U.S. Attorney General Eric Holder came to Kampala for the summit and called on the African leaders to stand together against the Somali insurgents.

“Make no mistake,” said Holder, “these attacks were nothing more than reprehensible acts of cowardice, inspired by a radical and corrupt ideology that systematically denies human rights, devalues women and girls, and perverts the peaceful traditions and teachings of a great religion.”

Officials of the U.S. Africa Command warned of a growing threat from Al Qaeda in Somalia and nearby Yemen and promised to increase military assistance to the Africa Union peacekeeping force by providing more equipment, training, logistical support and information-sharing.
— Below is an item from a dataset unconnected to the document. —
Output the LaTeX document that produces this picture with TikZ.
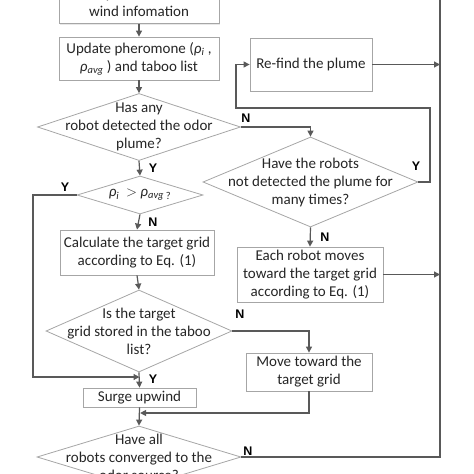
\documentclass[tikz,border=0pt]{standalone}
\usepackage{fontspec}
\setmainfont{Carlito}
\newfontfamily\ynfont{Liberation Sans}
\usetikzlibrary{shapes.geometric,arrows.meta,shadows}
\definecolor{txtc}{HTML}{262626}
\definecolor{lnc}{HTML}{595959}
\definecolor{bdc}{HTML}{A6A6A6}
\newcommand{\rhoi}{\textit{ρ}\textsubscript{\textit{i}}}
\newcommand{\rhoavg}{\textit{ρ}\textsubscript{\textit{avg}}}
\begin{document}
\begin{tikzpicture}[x=1pt,y=-1pt,
  box/.style={draw=bdc, line width=0.8pt, fill=white, text=txtc, align=center,
    inner sep=0pt, font=\fontsize{15}{18}\selectfont,
    drop shadow={opacity=0.18, shadow xshift=1.2pt, shadow yshift=-1.2pt}},
  dia/.style={diamond, draw=bdc, line width=0.8pt, fill=white, inner sep=0pt, aspect=1},
  dtxt/.style={text=txtc, align=center, inner sep=0pt, font=\fontsize{15}{18}\selectfont},
  conn/.style={draw=lnc, line width=1.2pt, -{Triangle[length=6pt,width=6pt]}},
  plain/.style={draw=lnc, line width=1.2pt},
  yn/.style={font=\ynfont\bfseries\fontsize{12.5}{12.5}\selectfont, text=black, inner sep=0pt}]
\useasboundingbox (0,0) rectangle (474,474);
\clip (0,0) rectangle (474,474);

% boxes
\node[box, minimum width=160, minimum height=43] (b0) at (139,2) {Acquire odor and\\wind infomation};
\node[box, minimum width=160, minimum height=43] (b1) at (139,58.5) {Update pheromone (\rhoi\ ,\\\rhoavg\ ) and taboo list};
\node[box, minimum width=154, minimum height=45] (b2) at (137,252.5) {Calculate the target grid\\according to Eq. (1)};
\node[box, minimum width=113, minimum height=19] (surge) at (139.5,397.5) {Surge upwind};
\node[box, minimum width=122, minimum height=53] (refind) at (311,64.5) {Re-find the plume};
\node[box, minimum width=146, minimum height=55] (each) at (310,274.5) {Each robot moves\\toward the target grid\\according to Eq. (1)};
\node[box, minimum width=126, minimum height=38] (move) at (309,372) {Move toward the\\target grid};

% diamonds
\node[dia, minimum width=203, minimum height=67] (d1) at (139,127) {};
\node[dtxt] (d1t) at (d1.center) {Has any\\robot detected the odor\\plume?};
\node[dia, minimum width=126, minimum height=38] (d2) at (140,195) {};
\node[dtxt] (d2t) at (d2.center) {\rhoi\ \ $>$ \rhoavg\textsubscript{\,?}};
\node[dia, minimum width=186, minimum height=82] (d3) at (139,331) {};
\node[dtxt] (d3t) at (d3.center) {Is the target\\grid stored in the taboo\\list?};
\node[dia, minimum width=204, minimum height=62] (d4) at (139,457) {};
\node[dtxt] (d4t) at (d4.center) {Have all\\robots converged to the\\odor source?};
\node[dia, minimum width=215, minimum height=90] (d5) at (310.5,182) {};
\node[dtxt] (d5t) at (d5.center) {Have the robots\\not detected the plume for\\many times?};

% helper coordinates
\coordinate (rt) at (440,-30);
\coordinate (lpA) at (430,108);
\coordinate (lpB) at (236,108);
\coordinate (lY) at (33,377);
\coordinate (mb) at (309,413);

% connectors
\draw[conn] (b0.south) -- (b1.north);
\draw[conn] (b1.south) -- (d1.north);
\draw[conn] (d1.south) -- (d2.north);
\draw[conn] (d1.east) -| (d5.north);
\draw[conn] (d2.south) -- (b2.north);
\draw[conn] (b2.south) -- (d3.north);
\draw[conn] (d3.south) -- (surge.north);
\draw[conn] (d2.west) -| (lY) -- (surge.north |- lY);
\draw[conn] (d3.east) -| (move.north);
\draw[conn] (move.south) -- (mb) -- ([xshift=0.6pt]mb -| surge.south);
\draw[conn] (surge.south) -- (d4.north);
\draw[plain] (d4.east) -- (d4.east -| rt) -- (rt);
\draw[conn] (refind.east) -- (refind.east -| rt);
\draw[conn] (each.east) -- (each.east -| rt);
\draw[conn] (d5.east) -| (lpA) -- (lpB) |- (refind.west);
\draw[conn] (d5.south) -- (each.north);

% labels
\node[yn] (l1) at (153,168) {Y};
\node[yn] (l2) at (246,118) {N};
\node[yn] (l3) at (65,187) {Y};
\node[yn] (l4) at (153,222) {N};
\node[yn] (l5) at (240,314) {N};
\node[yn] (l6) at (153,379) {Y};
\node[yn] (l7) at (248,451) {N};
\node[yn] (l8) at (416,166) {Y};
\node[yn] (l9) at (325,237) {N};
\end{tikzpicture}
\end{document}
The Africa Union will also need helicopters as there are none presently in use in Somalia, according to African military experts.

The peacekeeping force in Mogadishu now consists of about 6,000 Ugandan and Burundian troops who protect a few blocks of Mogadishu and the airport. The troops are under constant assault from Al Shabaab. As the African leaders met in Kampala, several more people were killed in Mogadishu amid fresh fighting between African peacekeepers and Al Shabaab.

The African Union agreed to send 2,000 more troops from Guinea and Djibouti, two countries with Muslim majorities that leaders said Al Shabaab could not portray as “infidels.”